For each line below that includes the word "drawn", make a copy.

_ _ _ _ _ _ _

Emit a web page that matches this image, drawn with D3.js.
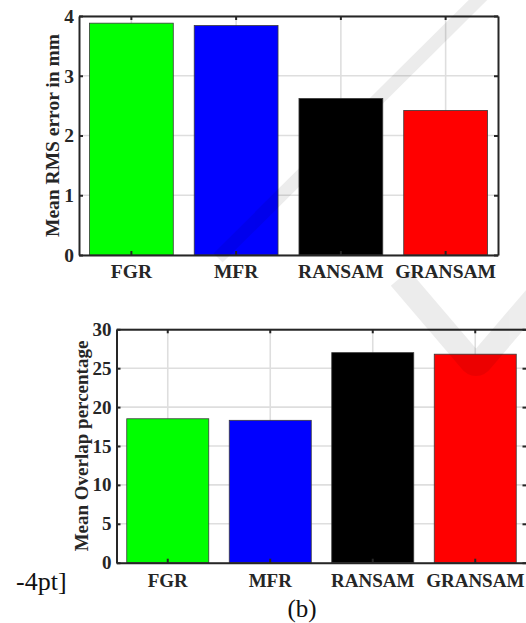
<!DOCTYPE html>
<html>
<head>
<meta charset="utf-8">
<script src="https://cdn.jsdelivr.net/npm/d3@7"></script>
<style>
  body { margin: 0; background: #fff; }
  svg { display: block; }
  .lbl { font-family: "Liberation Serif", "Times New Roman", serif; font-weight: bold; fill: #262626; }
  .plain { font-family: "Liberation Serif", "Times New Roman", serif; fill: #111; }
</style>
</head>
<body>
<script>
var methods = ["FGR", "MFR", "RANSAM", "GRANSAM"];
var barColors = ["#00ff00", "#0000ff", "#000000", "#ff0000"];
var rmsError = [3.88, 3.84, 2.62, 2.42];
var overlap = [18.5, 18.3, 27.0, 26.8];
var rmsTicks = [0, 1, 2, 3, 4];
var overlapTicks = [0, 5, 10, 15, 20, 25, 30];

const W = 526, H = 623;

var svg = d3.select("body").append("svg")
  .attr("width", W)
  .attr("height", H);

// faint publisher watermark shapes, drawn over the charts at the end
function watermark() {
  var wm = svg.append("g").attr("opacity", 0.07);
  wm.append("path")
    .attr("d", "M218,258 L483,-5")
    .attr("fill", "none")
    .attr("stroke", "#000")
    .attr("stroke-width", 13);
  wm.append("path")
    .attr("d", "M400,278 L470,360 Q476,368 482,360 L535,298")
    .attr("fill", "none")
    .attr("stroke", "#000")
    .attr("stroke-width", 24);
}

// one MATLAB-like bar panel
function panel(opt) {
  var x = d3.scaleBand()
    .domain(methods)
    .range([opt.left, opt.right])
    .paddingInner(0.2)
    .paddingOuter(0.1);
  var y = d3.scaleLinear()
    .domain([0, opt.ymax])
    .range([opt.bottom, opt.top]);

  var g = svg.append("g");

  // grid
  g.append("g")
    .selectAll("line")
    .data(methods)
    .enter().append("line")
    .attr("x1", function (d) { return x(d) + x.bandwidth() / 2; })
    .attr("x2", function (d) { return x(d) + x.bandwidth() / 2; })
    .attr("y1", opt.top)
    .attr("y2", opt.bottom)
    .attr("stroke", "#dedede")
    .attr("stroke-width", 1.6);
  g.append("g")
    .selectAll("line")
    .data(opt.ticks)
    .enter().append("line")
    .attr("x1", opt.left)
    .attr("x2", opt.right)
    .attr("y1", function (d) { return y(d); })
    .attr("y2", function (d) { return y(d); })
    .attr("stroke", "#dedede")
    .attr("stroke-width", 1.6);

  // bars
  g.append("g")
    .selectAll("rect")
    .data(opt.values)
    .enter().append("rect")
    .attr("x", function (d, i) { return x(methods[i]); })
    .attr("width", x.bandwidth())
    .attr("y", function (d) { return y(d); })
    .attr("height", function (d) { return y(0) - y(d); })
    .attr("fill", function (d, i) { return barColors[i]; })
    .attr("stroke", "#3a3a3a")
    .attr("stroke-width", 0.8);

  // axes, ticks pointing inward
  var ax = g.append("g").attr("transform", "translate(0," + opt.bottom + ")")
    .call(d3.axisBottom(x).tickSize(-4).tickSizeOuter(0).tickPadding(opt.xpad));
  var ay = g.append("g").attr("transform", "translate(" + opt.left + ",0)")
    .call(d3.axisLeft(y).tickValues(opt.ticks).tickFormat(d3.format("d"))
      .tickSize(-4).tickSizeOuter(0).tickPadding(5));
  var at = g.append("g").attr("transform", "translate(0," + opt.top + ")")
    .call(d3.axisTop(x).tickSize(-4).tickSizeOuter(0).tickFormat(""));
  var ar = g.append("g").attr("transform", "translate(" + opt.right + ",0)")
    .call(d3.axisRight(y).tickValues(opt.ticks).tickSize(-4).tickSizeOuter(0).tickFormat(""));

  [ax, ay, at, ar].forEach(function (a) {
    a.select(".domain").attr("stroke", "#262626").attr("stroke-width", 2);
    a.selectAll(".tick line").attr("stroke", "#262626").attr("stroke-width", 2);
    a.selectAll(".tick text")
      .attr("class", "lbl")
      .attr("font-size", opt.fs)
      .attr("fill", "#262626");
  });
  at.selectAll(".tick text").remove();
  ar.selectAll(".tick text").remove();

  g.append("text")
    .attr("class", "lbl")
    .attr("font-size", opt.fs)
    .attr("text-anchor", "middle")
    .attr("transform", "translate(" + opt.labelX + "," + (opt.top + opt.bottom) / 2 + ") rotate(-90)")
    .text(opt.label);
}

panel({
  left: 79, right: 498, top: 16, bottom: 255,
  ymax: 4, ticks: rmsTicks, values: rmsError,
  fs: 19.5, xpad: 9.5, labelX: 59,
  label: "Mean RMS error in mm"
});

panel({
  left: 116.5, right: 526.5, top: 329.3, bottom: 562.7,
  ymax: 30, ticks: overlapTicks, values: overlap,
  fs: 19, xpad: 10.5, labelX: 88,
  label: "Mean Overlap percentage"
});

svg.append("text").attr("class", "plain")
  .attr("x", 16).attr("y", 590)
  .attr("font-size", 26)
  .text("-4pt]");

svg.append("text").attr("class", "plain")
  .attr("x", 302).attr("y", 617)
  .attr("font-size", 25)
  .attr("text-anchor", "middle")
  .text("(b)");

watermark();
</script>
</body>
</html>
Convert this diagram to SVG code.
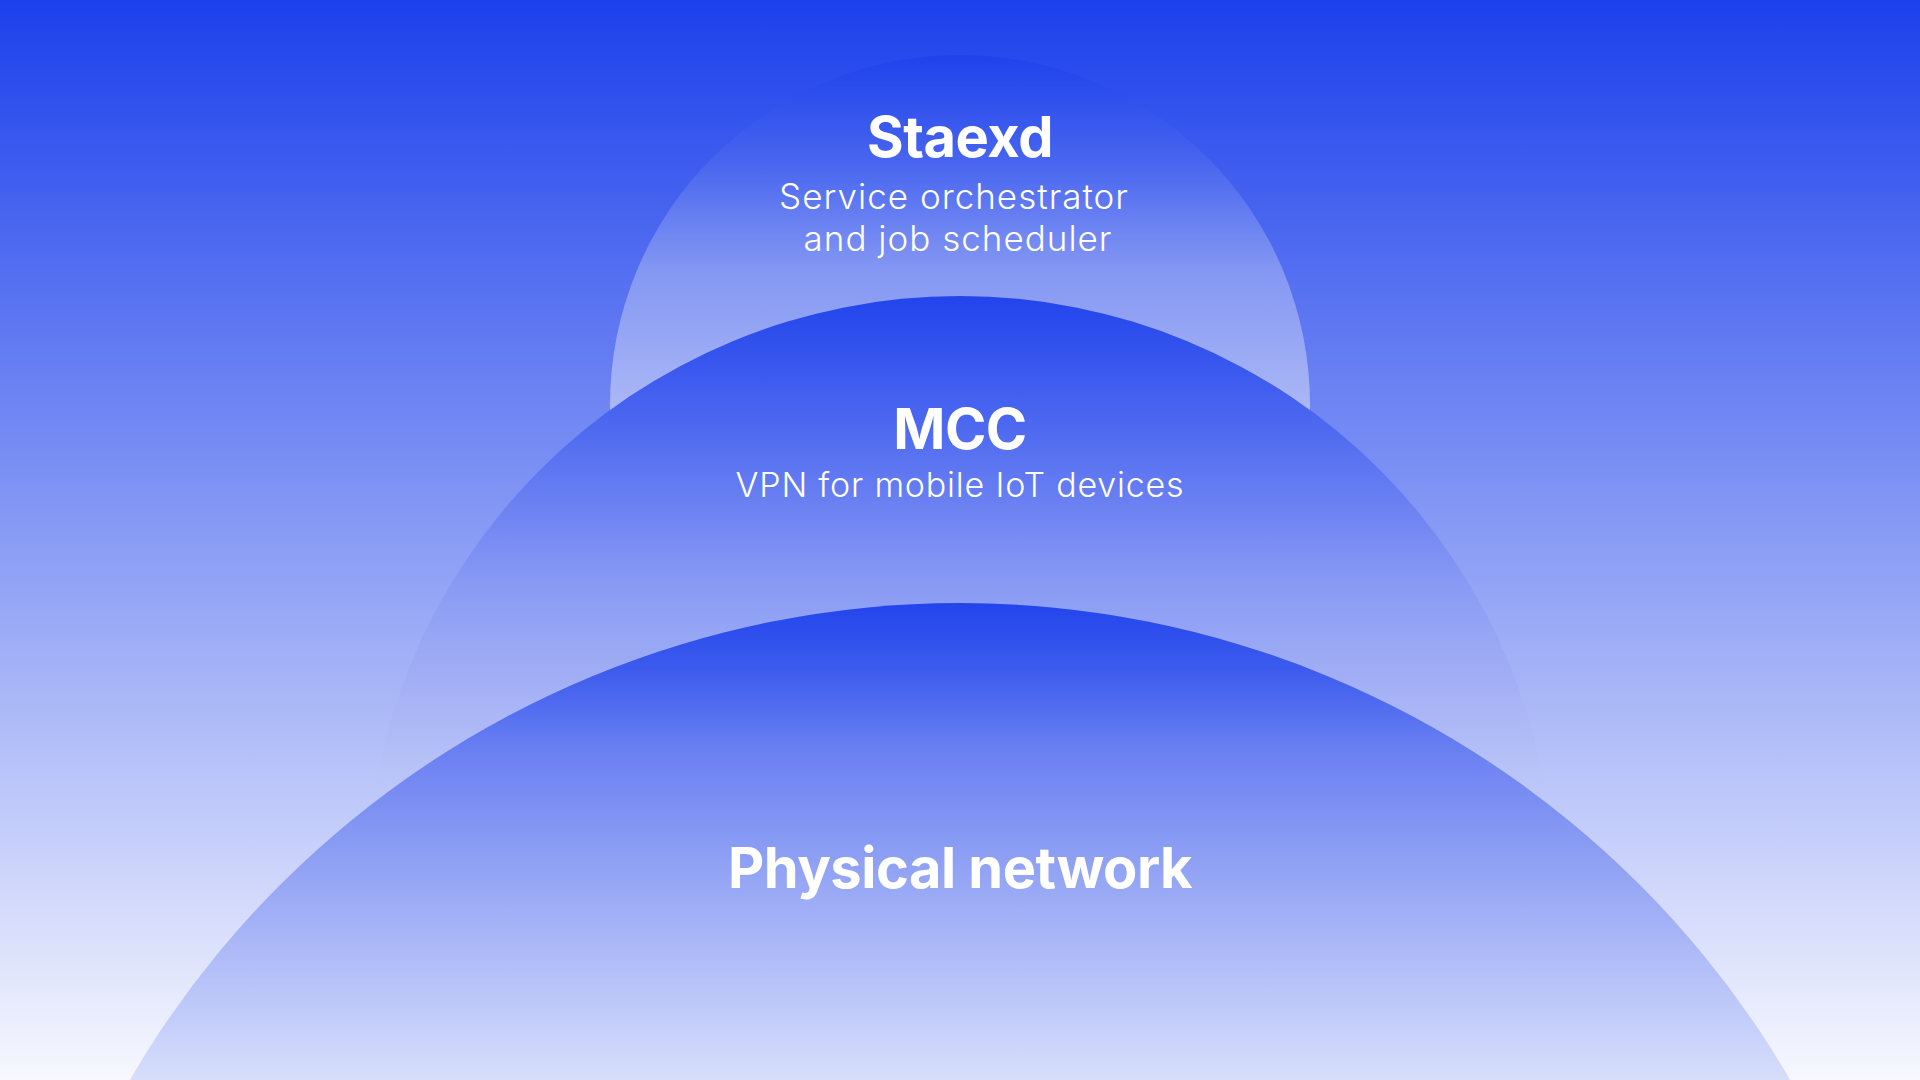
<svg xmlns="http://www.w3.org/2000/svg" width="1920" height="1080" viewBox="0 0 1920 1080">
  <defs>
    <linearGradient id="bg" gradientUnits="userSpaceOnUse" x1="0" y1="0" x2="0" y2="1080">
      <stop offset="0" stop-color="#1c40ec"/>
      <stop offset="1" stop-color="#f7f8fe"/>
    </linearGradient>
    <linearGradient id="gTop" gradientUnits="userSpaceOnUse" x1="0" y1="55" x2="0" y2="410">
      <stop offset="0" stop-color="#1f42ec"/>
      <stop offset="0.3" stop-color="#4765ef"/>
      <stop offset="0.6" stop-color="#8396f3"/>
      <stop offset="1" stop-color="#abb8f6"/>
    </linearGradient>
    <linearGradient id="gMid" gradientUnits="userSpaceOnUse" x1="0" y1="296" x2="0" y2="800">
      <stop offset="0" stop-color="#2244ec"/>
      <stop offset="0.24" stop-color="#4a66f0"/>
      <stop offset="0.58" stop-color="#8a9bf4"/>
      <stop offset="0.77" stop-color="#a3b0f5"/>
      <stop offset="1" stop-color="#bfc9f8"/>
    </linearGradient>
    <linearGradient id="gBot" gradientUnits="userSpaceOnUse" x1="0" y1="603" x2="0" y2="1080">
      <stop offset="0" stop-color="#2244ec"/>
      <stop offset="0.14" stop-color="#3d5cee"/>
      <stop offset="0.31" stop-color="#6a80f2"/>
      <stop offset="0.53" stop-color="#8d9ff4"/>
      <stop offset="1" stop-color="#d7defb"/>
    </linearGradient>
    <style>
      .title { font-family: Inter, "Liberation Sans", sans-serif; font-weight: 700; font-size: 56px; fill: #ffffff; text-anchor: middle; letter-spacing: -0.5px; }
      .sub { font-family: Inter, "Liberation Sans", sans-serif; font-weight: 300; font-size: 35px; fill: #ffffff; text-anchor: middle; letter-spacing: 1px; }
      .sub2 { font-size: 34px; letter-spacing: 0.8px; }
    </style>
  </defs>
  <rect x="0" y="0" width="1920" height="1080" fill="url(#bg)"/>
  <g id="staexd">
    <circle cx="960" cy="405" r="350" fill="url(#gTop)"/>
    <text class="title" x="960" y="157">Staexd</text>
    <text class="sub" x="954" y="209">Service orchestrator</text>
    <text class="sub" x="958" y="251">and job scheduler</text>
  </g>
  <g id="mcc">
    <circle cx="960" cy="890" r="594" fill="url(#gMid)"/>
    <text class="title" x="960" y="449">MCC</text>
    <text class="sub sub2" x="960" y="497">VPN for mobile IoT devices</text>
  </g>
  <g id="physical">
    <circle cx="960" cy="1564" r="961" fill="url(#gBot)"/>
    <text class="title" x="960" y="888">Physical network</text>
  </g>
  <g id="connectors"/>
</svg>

_ _ _ _ _ _ _

■ Result of the task
Emit a web page that matches this image, drawn with D3.js.
// faint publisher watermark shapes, drawn over the charts at the end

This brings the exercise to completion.